GIVEN PROBLEM. Tally the lines in the listing below that contain "this" and report the tally alone.

INPUT MATERIAL.
* * *

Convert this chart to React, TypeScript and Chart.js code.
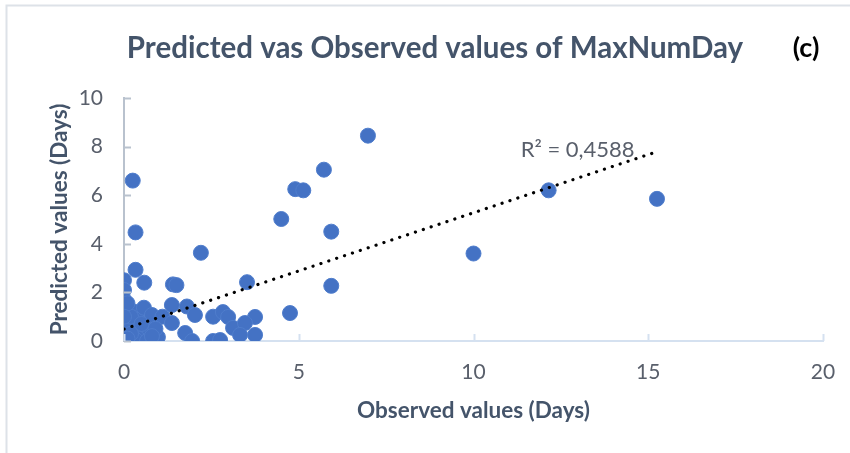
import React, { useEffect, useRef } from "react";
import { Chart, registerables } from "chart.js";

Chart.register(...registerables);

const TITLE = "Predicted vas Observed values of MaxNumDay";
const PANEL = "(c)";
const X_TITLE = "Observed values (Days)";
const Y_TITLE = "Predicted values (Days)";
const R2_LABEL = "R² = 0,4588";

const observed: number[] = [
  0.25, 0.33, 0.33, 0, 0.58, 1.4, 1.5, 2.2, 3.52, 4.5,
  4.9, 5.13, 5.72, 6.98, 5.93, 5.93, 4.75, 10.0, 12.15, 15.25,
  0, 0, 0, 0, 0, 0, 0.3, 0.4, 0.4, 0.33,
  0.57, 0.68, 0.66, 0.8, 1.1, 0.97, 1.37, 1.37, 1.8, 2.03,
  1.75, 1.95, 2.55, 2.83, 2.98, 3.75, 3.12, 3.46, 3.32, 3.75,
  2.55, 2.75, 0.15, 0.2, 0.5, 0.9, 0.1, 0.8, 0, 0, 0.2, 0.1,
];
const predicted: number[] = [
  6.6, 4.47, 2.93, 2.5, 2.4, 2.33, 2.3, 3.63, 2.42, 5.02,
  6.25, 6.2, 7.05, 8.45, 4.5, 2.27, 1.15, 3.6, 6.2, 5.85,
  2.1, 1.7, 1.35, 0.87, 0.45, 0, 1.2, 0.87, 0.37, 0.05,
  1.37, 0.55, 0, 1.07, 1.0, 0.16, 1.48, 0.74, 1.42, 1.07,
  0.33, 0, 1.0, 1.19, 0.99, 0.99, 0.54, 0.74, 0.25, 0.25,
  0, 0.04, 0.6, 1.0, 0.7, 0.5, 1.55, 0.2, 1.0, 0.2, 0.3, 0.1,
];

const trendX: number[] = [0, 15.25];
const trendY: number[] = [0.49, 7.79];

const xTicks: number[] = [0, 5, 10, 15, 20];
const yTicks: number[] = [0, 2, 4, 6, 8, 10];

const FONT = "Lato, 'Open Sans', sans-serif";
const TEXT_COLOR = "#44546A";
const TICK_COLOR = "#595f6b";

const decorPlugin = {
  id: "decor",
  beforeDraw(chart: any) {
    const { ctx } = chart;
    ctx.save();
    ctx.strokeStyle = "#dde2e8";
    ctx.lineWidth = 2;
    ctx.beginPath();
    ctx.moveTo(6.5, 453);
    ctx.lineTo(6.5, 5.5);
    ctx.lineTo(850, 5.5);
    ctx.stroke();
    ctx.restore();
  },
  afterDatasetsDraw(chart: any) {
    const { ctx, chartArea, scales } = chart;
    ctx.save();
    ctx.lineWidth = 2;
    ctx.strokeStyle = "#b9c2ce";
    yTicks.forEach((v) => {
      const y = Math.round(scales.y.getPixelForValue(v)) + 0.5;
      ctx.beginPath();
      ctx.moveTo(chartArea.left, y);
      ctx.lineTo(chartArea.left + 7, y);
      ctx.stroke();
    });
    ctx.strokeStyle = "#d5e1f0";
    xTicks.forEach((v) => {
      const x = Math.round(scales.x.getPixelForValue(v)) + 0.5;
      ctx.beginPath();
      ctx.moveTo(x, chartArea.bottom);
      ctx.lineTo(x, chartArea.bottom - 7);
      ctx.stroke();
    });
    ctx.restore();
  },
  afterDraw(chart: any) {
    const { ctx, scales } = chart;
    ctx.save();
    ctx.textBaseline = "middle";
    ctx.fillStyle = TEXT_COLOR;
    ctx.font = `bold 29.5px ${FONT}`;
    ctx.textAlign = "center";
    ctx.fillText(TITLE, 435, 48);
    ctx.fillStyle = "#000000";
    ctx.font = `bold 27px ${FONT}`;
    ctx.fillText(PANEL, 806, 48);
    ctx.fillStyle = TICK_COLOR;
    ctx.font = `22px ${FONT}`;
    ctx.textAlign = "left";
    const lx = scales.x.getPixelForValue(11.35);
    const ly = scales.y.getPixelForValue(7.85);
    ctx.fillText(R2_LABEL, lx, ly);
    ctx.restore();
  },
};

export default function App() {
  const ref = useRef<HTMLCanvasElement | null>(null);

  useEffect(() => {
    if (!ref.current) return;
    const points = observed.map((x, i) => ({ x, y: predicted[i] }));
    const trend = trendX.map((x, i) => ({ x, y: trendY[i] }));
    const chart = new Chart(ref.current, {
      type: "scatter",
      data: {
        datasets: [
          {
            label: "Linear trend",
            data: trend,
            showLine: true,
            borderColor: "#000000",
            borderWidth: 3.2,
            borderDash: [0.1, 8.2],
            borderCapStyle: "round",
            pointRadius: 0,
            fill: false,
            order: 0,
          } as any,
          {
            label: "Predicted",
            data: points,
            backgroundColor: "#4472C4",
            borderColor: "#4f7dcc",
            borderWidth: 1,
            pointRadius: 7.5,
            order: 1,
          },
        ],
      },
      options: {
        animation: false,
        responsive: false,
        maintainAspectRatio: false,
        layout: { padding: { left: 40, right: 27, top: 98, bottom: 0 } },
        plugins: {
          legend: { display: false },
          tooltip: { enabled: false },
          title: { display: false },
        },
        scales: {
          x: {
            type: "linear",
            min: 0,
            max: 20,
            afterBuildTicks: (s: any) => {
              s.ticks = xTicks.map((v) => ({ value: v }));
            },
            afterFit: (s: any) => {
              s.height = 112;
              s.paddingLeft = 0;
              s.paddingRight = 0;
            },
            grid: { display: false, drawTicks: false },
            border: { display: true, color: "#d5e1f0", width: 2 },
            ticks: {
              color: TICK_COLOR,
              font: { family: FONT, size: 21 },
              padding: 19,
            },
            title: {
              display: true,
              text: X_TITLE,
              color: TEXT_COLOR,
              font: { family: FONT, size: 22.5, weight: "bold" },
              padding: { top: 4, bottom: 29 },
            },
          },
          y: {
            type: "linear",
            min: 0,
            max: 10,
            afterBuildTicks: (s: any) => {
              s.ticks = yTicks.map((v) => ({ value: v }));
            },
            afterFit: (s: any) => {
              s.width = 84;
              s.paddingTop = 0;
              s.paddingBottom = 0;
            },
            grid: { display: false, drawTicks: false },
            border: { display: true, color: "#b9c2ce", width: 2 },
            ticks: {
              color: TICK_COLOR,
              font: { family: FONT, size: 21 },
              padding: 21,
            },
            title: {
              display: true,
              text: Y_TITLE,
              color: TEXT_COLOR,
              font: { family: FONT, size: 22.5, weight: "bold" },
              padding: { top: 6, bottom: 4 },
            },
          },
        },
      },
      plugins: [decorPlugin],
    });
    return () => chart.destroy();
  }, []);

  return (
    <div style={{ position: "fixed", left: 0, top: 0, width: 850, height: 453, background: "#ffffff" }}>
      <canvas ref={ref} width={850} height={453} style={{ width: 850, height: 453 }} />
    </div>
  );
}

* * *

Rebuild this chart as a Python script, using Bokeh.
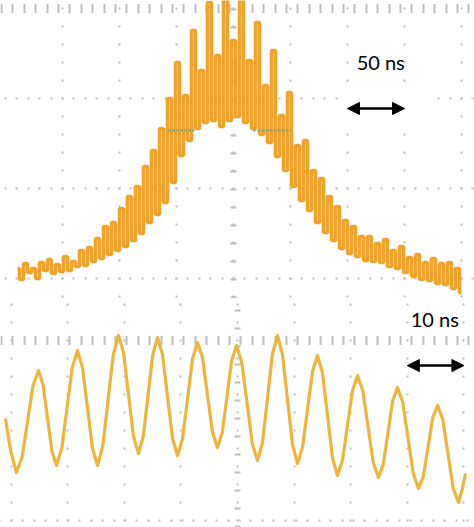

* * *

SOLUTION. 2